За вычетом разве что Вийона, ничего равного по пронзительной оголенности признаний, будь они внушены обожанием, искусами порока, сладостной грезой, исступленным бунтарством, пресыщением, мстительной ожесточенностью, жаждой духовного просветления или свинцовой хандрой, ничего подобного по твердой убежденности, что все это и еще очень многое способно уживаться в одной душе, лирика французов до Бодлера не знала, да и после него достигала нечасто.
Среди множества влияний – Данте, По, Жозеф Делорм, Сент-Бёв, Бертран, Стерн, Борель, Нерваль, Эскирос – мотивы «Цветов Зла» слышны уже в «Балладе на старофранцузском» и в «Жалобе прекрасной оружейницы». Одни из первых названий его Цветов – Лимб, Круги Ада – нескрываемая реминисценция Духовного отца итальянцев, тоже добывающего прекрасное из зла мира. Другое название – «Ночные песни» – навеяно «Гаспаром из Тьмы».
Переиздавая «Гаспара» и воздавая должное Бертрану, Бодлер писал А. Уссе:
Когда я перелистывал по меньшей мере в двадцатый раз знаменитого «Гаспара из Тьмы» Алоизиюса Бертрана, мне пришла в голову мысль, не попытаться ли сделать нечто подобное… Кто из нас в дни, когда нами овладевает гордыня, не мечтал о чуде поэтической прозы – музыкальной без ритма и рифм, достаточно гибкой и в то же время настолько неровной, чтобы она могла следовать за лирическими движениями души, волнами мечтаний и порывами совести?
«Стихотворения в прозе», по словам самого Бодлера, имели своей моделью несчастного Каменщика. Вот, например, «Незнакомец», некогда доводивший до исступления Льва Николаевича Толстого.
– Кого любишь ты, загадочный человек, отца или мать, брата или сестру?

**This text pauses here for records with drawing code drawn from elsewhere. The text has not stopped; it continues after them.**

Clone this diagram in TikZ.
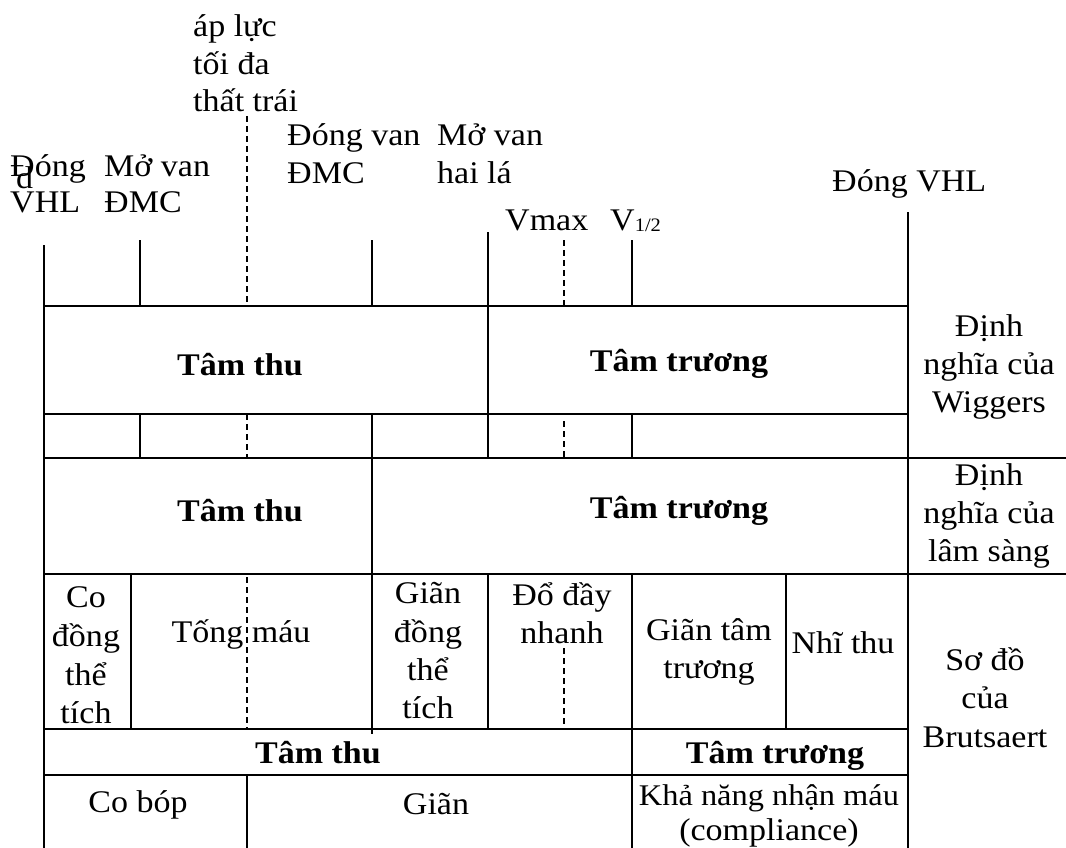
\documentclass[tikz,border=0pt]{standalone}
\usepackage{fontspec}
\setmainfont{Liberation Serif}
\newfontfamily\tnr[FakeStretch=1.08]{Liberation Serif}
\begin{document}
\begin{tikzpicture}[x=1pt,y=-1pt,
  rule/.style={line width=1.5pt},
  dashrule/.style={line width=1.3pt, dash pattern=on 6pt off 4pt},
  lbl/.style={inner sep=0pt, anchor=base, font=\tnr\fontsize{31.5}{38}\selectfont},
  lbll/.style={lbl, anchor=base west},
  head/.style={lbl, font=\tnr\fontsize{31.5}{38}\selectfont\bfseries}]
\useasboundingbox (0,0) rectangle (1066,848);

% ---- horizontal rules of the table
\draw[rule] (44,306) -- (908,306);
\draw[rule] (44,414) -- (908,414);
\draw[rule] (44,458) -- (1066,458);
\draw[rule] (44,574) -- (1066,574);
\draw[rule] (44,729) -- (908,729);
\draw[rule] (44,775) -- (908,775);

% ---- vertical rules and event ticks
\draw[rule] (44,245) -- (44,848);
\draw[rule] (140,240) -- (140,306);
\draw[rule] (140,414) -- (140,458);
\draw[dashrule] (247,116) -- (247,306);
\draw[dashrule] (247,414) -- (247,458);
\draw[dashrule] (247,577) -- (247,729);
\draw[rule] (247,775) -- (247,848);
\draw[rule] (372,240) -- (372,306);
\draw[rule] (372,414) -- (372,734);
\draw[rule] (488,232) -- (488,458);
\draw[rule] (488,574) -- (488,729);
\draw[dashrule] (564,240) -- (564,306);
\draw[dashrule] (564,421) -- (564,458);
\draw[dashrule] (564,648) -- (564,729);
\draw[rule] (632,240) -- (632,306);
\draw[rule] (632,414) -- (632,458);
\draw[rule] (632,574) -- (632,848);
\draw[rule] (131,574) -- (131,729);
\draw[rule] (786,574) -- (786,729);
\draw[rule] (908,212) -- (908,848);

% ---- event labels above the table
\node[lbll] (ap1) at (193,37) {áp lực};
\node[lbll] (ap2) at (193,74.5) {tối đa};
\node[lbll] (ap3) at (193,112) {thất trái};
\node[lbll] (dmc1) at (287,146) {Đóng van};
\node[lbll] (dmc2) at (287,183) {ĐMC};
\node[lbll] (mhl1) at (437,146) {Mở van};
\node[lbll] (mhl2) at (437,183) {hai lá};
\node[lbll] (dv0) at (16,189) {d};
\node[lbll] (dv1) at (10,177) {Đóng};
\node[lbll] (dv2) at (10,212) {VHL};
\node[lbll] (mo1) at (104,177) {Mở van};
\node[lbll] (mo2) at (104,212) {ĐMC};
\node[lbll] (dvr) at (832,192) {Đóng VHL};
\node[lbll] (vmax) at (505,230) {Vmax};
\node[lbll] (vhalf) at (610,230) {V\raisebox{-1pt}{\fontsize{19}{19}\selectfont 1/2}};

% ---- Wiggers rows
\node[head] (w1) at (240,375) {Tâm thu};
\node[head] (w2) at (679,371) {Tâm trương};
\node[lbl] (wl1) at (989,336) {Định};
\node[lbl] (wl2) at (989,374) {nghĩa của};
\node[lbl] (wl3) at (989,412) {Wiggers};

% ---- clinical row
\node[head] (c1) at (240,521) {Tâm thu};
\node[head] (c2) at (679,518) {Tâm trương};
\node[lbl] (cl1) at (989,485) {Định};
\node[lbl] (cl2) at (989,523) {nghĩa của};
\node[lbl] (cl3) at (989,561) {lâm sàng};

% ---- Brutsaert rows
\node[lbl] (b11) at (86,607) {Co};
\node[lbl] (b12) at (86,646) {đồng};
\node[lbl] (b13) at (86,685) {thể};
\node[lbl] (b14) at (86,723) {tích};
\node[lbl] (b2) at (241,642) {Tống máu};
\node[lbl] (b31) at (428,603) {Giãn};
\node[lbl] (b32) at (428,642) {đồng};
\node[lbl] (b33) at (428,680) {thể};
\node[lbl] (b34) at (428,718) {tích};
\node[lbl] (b41) at (562,605) {Đổ đầy};
\node[lbl] (b42) at (562,643) {nhanh};
\node[lbl] (b51) at (709,640) {Giãn tâm};
\node[lbl] (b52) at (709,678) {trương};
\node[lbl] (b6) at (843,653) {Nhĩ thu};
\node[lbl] (bl1) at (985,670) {Sơ đồ};
\node[lbl] (bl2) at (985,708) {của};
\node[lbl] (bl3) at (985,747) {Brutsaert};
\node[head] (bt1) at (318,763) {Tâm thu};
\node[head] (bt2) at (775,763) {Tâm trương};
\node[lbl] (bb1) at (138,812) {Co bóp};
\node[lbl] (bb2) at (436,814) {Giãn};
\node[lbl, font=\tnr\fontsize{30}{38}\selectfont] (bb31) at (769,805) {Khả năng nhận máu};
\node[lbl] (bb32) at (769,840) {(compliance)};
\end{tikzpicture}
\end{document}
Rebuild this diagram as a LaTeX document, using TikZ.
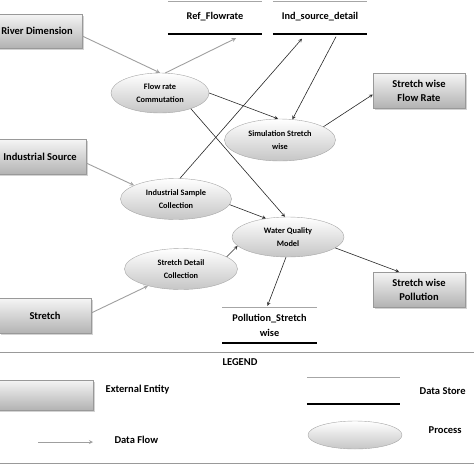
\documentclass[tikz,border=0pt]{standalone}
\usepackage{fontspec}
\setmainfont{Carlito}
\usetikzlibrary{positioning,shapes.geometric,shadows}

\begin{document}
\begin{tikzpicture}[
  x=1pt, y=-1pt,
  >=stealth,
  entity/.style={
        draw=gray!80,
        top color=gray!8,
        bottom color=gray!60,
        drop shadow={shadow xshift=1.5pt, shadow yshift=-1.5pt, opacity=0.35},
        minimum width=92pt,
        minimum height=35pt,
        align=center,
        font=\fontsize{10.5}{14}\selectfont\bfseries
  },
  process/.style={
        draw=gray!70,
        ellipse,
        top color=white,
        bottom color=gray!45,
        inner sep=0pt,
        minimum width=111pt,
        minimum height=41pt,
        align=center,
        font=\fontsize{8.3}{13}\selectfont\bfseries
  },
  store/.style={
        minimum width=94pt,
        minimum height=34pt,
        inner sep=0pt,
        align=center,
        font=\fontsize{10.3}{15}\selectfont\bfseries
  },
  legtext/.style={
        font=\fontsize{10.5}{12}\selectfont\bfseries
  },
  dataflow/.style={->, black!85, line width=0.6pt},
  inflow/.style={->, gray!75, line width=0.9pt}
]

    \useasboundingbox (0,0) rectangle (474,474);

    % external entities
    \node[entity, minimum width=90pt, minimum height=34pt] (E_river) at (37,31) {River Dimension};
    \node[entity] (E_ind) at (40,157) {Industrial Source};
    \node[entity] (E_str) at (45,316) {Stretch};
    \node[entity] (E_sfr) at (419,90.5) {Stretch wise\\Flow Rate};
    \node[entity] (E_swp) at (419,289.5) {Stretch wise\\Pollution};

    % processes
    \node[process, minimum width=98pt, minimum height=40pt] (P_flow) at (160,93) {Flow rate\\Commutation};
    \node[process, minimum height=42pt] (P_sim) at (280,140) {Simulation Stretch\\wise};
    \node[process] (P_ind) at (176,199) {Industrial Sample\\Collection};
    \node[process, minimum width=113pt] (P_str) at (181,269) {Stretch Detail\\Collection};
    \node[process, minimum width=112pt, minimum height=40pt] (P_wqm) at (288,237) {Water Quality\\Model};

    % data stores
    \node[store] (D_ref) at (215,17) {Ref\_Flowrate};
    \node[store] (D_ind) at (320,16.5) {Ind\_source\_detail};
    \node[store, minimum height=35pt] (D_pol) at (269.5,325.5) {Pollution\_Stretch\\wise};
    \draw[gray!70, line width=0.8pt] (D_ref.north west |- 0,1) -- (D_ref.north east |- 0,1);
    \draw[gray!70, line width=0.8pt] (D_ind.north west |- 0,1) -- (D_ind.north east |- 0,1);
    \draw[gray!70, line width=0.8pt] (D_pol.north west) -- (D_pol.north east);
    \foreach \d in {D_ref, D_ind, D_pol} {
        \draw[black, line width=2pt] (\d.south west) -- (\d.south east);
    }

    % flows
    \draw[inflow] ([yshift=-5pt]E_river.east) -- (P_flow.north);
    \draw[inflow] (P_flow.75) -- ([xshift=21pt,yshift=-4pt]D_ref.south);
    \draw[dataflow] (P_flow.east) -- ([xshift=-2pt]P_sim.north);
    \draw[dataflow] (P_flow.-27) -- ([xshift=-3pt]P_wqm.north);
    \draw[dataflow] ([xshift=4pt]P_ind.north) -- ([xshift=-18pt,yshift=-5pt]D_ind.south);
    \draw[dataflow] ([xshift=16pt,yshift=-3pt]D_ind.south) -- (P_sim.59);
    \draw[dataflow] (P_sim.17) -- ([yshift=-4pt]E_sfr.west);
    \draw[inflow] ([yshift=-6pt]E_ind.east) -- (P_ind.162);
    \draw[dataflow] (P_ind.-6) -- (P_wqm.140);
    \draw[dataflow] (P_str.15) -- (P_wqm.190);
    \draw[inflow] ([yshift=3pt]E_str.east) -- (P_str.207);
    \draw[dataflow] ([xshift=-2pt]P_wqm.south) -- ([xshift=-2pt,yshift=2pt]D_pol.north);
    \draw[dataflow] (P_wqm.-13) -- ([xshift=-20pt]E_swp.north);

    % legend
    \draw[gray!80, line width=0.9pt] (0,352) -- (474,352);
    \draw[gray!80, line width=0.9pt] (0,463) -- (474,463);
    \node[legtext] (L_title) at (240,362) {LEGEND};

    \node[entity, minimum width=95pt, minimum height=30pt] (L_ent) at (45.5,395) {};
    \node[legtext, right=9pt of L_ent, yshift=5pt] {External Entity};

    \coordinate (L_fstart) at (38,442);
    \coordinate (L_fend) at (93,442);
    \draw[inflow, line width=0.8pt] (L_fstart) -- (L_fend);
    \node[legtext, right=18pt of L_fend, yshift=2pt] {Data Flow};

    \node[store, minimum width=93pt, minimum height=26pt] (L_store) at (353.5,391) {};
    \draw[gray!70, line width=0.8pt] (L_store.north west) -- (L_store.north east);
    \draw[black, line width=2pt] (L_store.south west) -- (L_store.south east);
    \node[legtext, right=16pt of L_store] {Data Store};

    \node[process, minimum width=94pt, minimum height=28pt] (L_proc) at (355,435) {};
    \node[legtext, right=23pt of L_proc, yshift=5pt] {Process};

\end{tikzpicture}
\end{document}
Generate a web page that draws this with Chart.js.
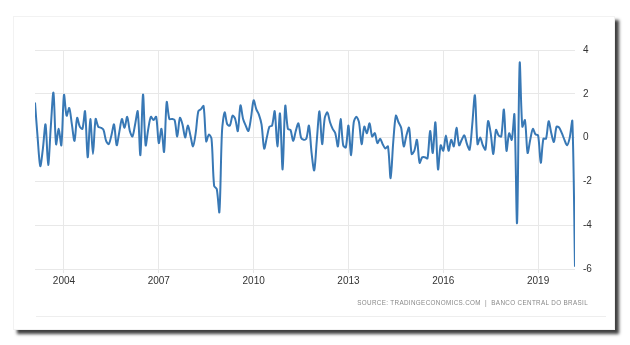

– У меня нет ни отца, ни матери, ни сестры, ни брата.
– Твоих друзей?
– Вы употребили слово, смысл которого мне оставался до сих пор неизвестен.
– Твою родину?
– Я не знаю, под какими она лежит небесами.
– Красоту?
– Я был бы счастлив любить бессмертную эту богиню.
– Золото?
– Я ненавижу его, как вы ненавидите Бога.
– Эй! что же ты любишь, странный незнакомец?
– Я люблю облака… облака, проходящие там, над нами… чудесные облака!..
Что за неизъяснимое наслаждение – погружать взгляд в необъятность неба и моря! Одиночество, тишина, несравненное целомудрие лазури!.. Лишь лоскуток паруса мелькнет на горизонте. И как схожа с неизбывной тоской моей жизни далекая отчужденность этого пятнышка… Монотонная мелодия прибоя… Все вокруг мыслит мною, или сам я мыслю им. Все мыслит, говорю я, но без доказательств, без силлогизмов, без выводов – словно музыка или живопись…
Природа, безжалостная волшебница, повергающая в прах соперника, освободи меня!
Познание красоты – это поединок, в котором художник кричит от ужаса, прежде чем быть побежденным!
«Отчаяние», «Оливковая гора», «Триумф Петрарки», «Меланхолия», «Комедия смерти», «Тоска дьявола», «Тысячи лет спустя», «Варварские стихотворения», «Химеры» – все это прелюдии к «Цветам Зла», первые цветы…
Сам Бодлер среди своих предтеч в области эстетики «соответствий» называет Гофмана. Именно в «Крейслериане» он обнаружил столь важную для символизма идею «аналогии и внутренней близости между красками, звуками и запахами», воплощенную затем в поэзии Гюго.